Subsequent data manipulation, conducted in R, included the following:

• We removed trees with zero length branches (see the supplementary methods of that paper for details of why these exist, and why we chose to remove them).

• The remaining trees had a mean of ~150 extant terminals, and we removed fossils from these at random until only 300 terminals remained, to reflect the loss of biodiversity in the fossil record through the process of fossilisation.

• At this point we compared simulations to twelve empirical datasets – full discussion of our comparison is available in the supplementary methods of the paper.

• We then subsampled these again for our analyses to create our independent variables – we varied the proportion of fossils in our datasets to assess the impact this had, and also imputed different levels of missing data.

• Through this process, we ultimately created 11,250 datasets for our experiments, which we subjected to phylogenetic inference, before comparing the inferred trees to the true tree topology for our results and discussion.
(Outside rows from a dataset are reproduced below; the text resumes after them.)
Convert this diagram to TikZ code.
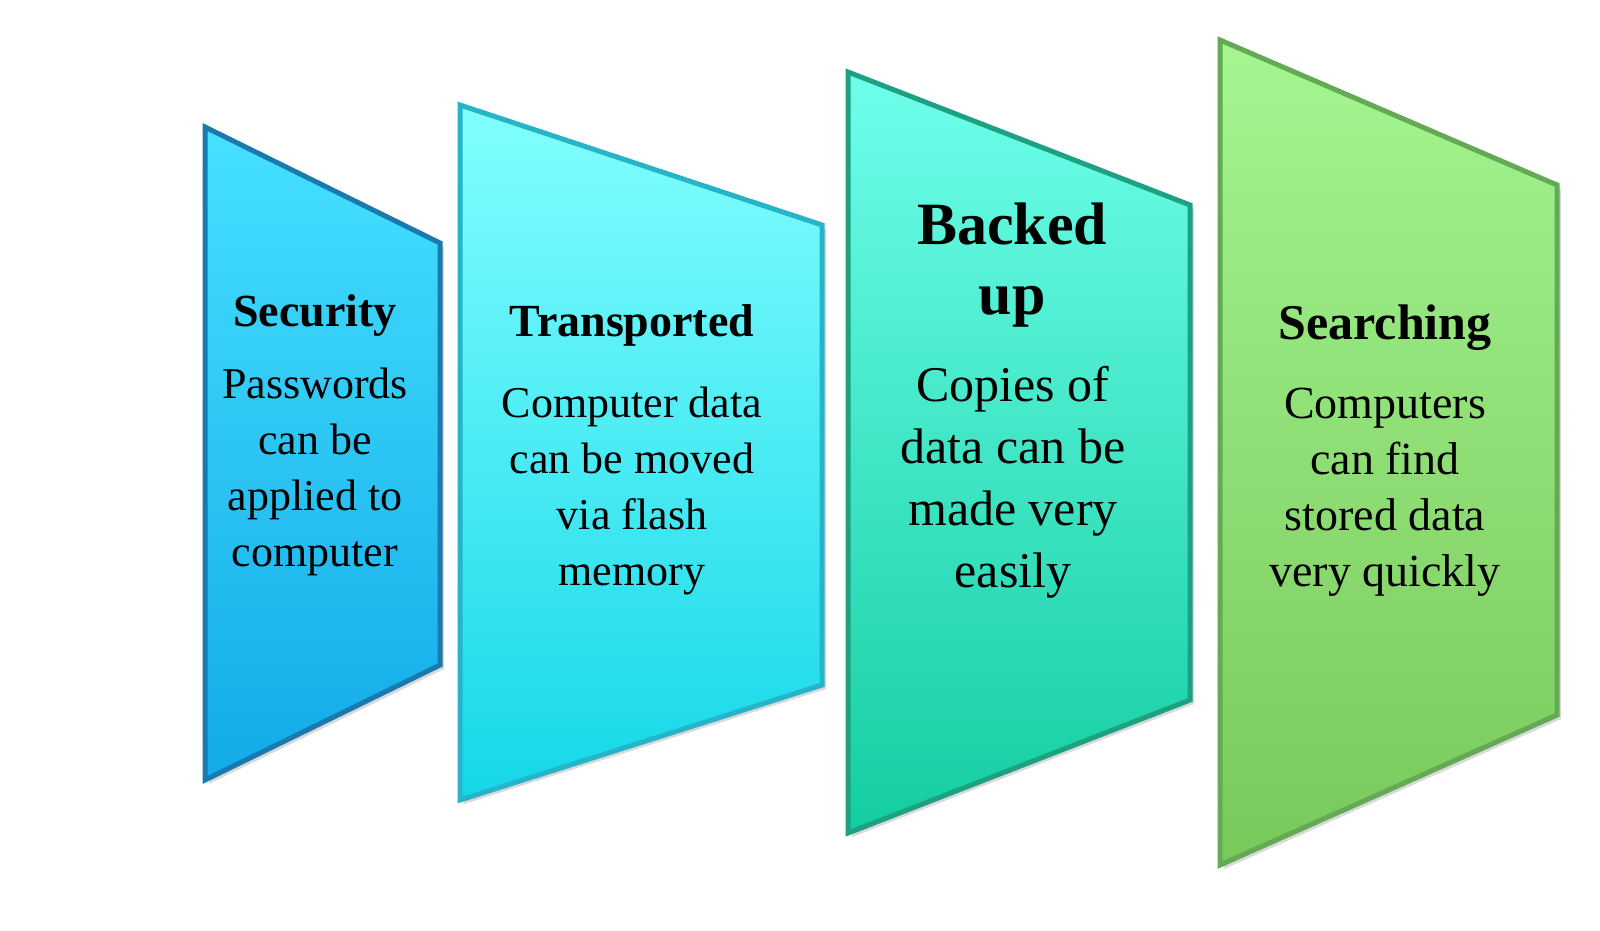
\documentclass[tikz,border=0pt]{standalone}
\usepackage{fontspec}
\setmainfont{Liberation Serif}
\usetikzlibrary{shadows}
\begin{document}
\begin{tikzpicture}[x=1pt,y=-1pt,
  panel/.style={line width=5pt,line join=miter,drop shadow={shadow xshift=4pt,shadow yshift=-4pt,opacity=0.3}},
  ttl/.style={font=\fontsize{46}{50}\selectfont\bfseries,align=center},
  body/.style={font=\fontsize{44}{56}\selectfont,align=center}]
\useasboundingbox (0,0) rectangle (1600,930);
\path[panel,draw={rgb,255:red,26;green,122;blue,176},top color={rgb,255:red,70;green,225;blue,255},bottom color={rgb,255:red,18;green,170;blue,232}]
 (205,127) -- (440,243) -- (440,665) -- (205,780) -- cycle;
\path[panel,draw={rgb,255:red,40;green,180;blue,200},top color={rgb,255:red,130;green,255;blue,255},bottom color={rgb,255:red,20;green,215;blue,232}]
 (460,105) -- (822,225) -- (822,685) -- (460,800) -- cycle;
\path[panel,draw={rgb,255:red,30;green,160;blue,130},top color={rgb,255:red,110;green,255;blue,235},bottom color={rgb,255:red,20;green,205;blue,160}]
 (848,72) -- (1190,205) -- (1190,700) -- (848,833) -- cycle;
\path[panel,draw={rgb,255:red,100;green,170;blue,85},top color={rgb,255:red,165;green,245;blue,145},bottom color={rgb,255:red,120;green,200;blue,90}]
 (1220,40) -- (1557,185) -- (1557,715) -- (1220,865) -- cycle;
\node[ttl] (t1) at (315,315) {Security};
\node[body] (b1) at (315,472) {Passwords\\can be\\applied to\\computer};
\node[ttl] (t2) at (632,325) {Transported};
\node[body] (b2) at (632,491) {Computer data\\can be moved\\via flash\\memory};
\node[ttl,font=\fontsize{60}{70}\selectfont\bfseries] (t3) at (1012,265) {Backed\\up};
\node[body,font=\fontsize{50}{62}\selectfont] (b3) at (1013,482) {Copies of\\data can be\\made very\\easily};
\node[ttl,font=\fontsize{50}{55}\selectfont\bfseries] (t4) at (1385,328) {Searching};
\node[body,font=\fontsize{46}{56}\selectfont] (b4) at (1385,492) {Computers\\can find\\stored data\\very quickly};
\end{tikzpicture}
\end{document}
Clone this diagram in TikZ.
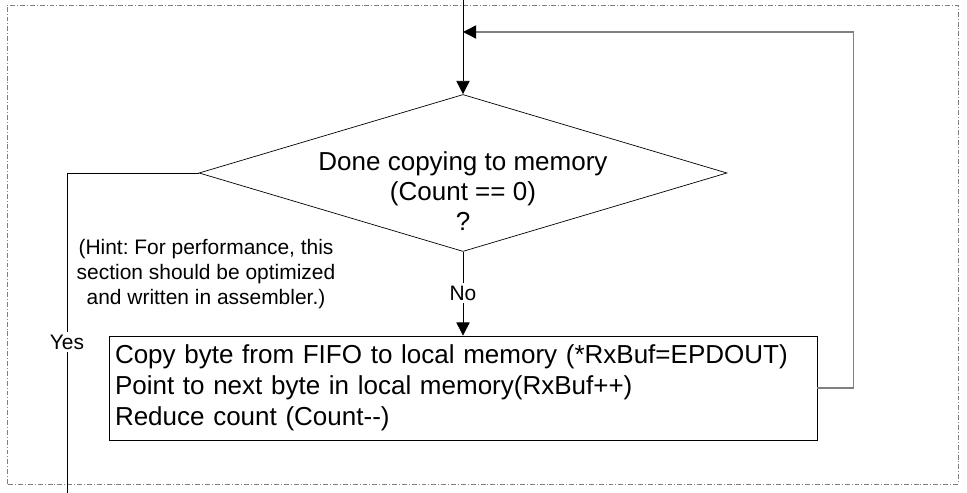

Note that this is a summary, and further discussion of all points is available in that paper, as well as areas in which our data demonstrably differ to empirical datasets (such as the distribution of missing data).

4.5. Data analysis

The scripts linked from the section above contain a full work flow from TREvoSim outputs to the publication figures, and can be used as an example of how to load, manipulate and analyse TREvoSim datasets in R. They are, however, also quite complex given the nature of the paper. A potentially gentler learning curve for achieving this same goal may be found in the R script included in the source code, in the folder comparison_to_empirical_data. This was used to quantify and compare TREvoSim outputs to total evidence datasets, but without the data manipulation included in the above workflow to allow the impact of including fossils to be investigated. Because the repository also includes TREvoSim datasets, it will run from the repository without modification (although if launched within e.g. RStudio, you will need to set the working directory, as per the comments in the script). The script if fully commented throughout.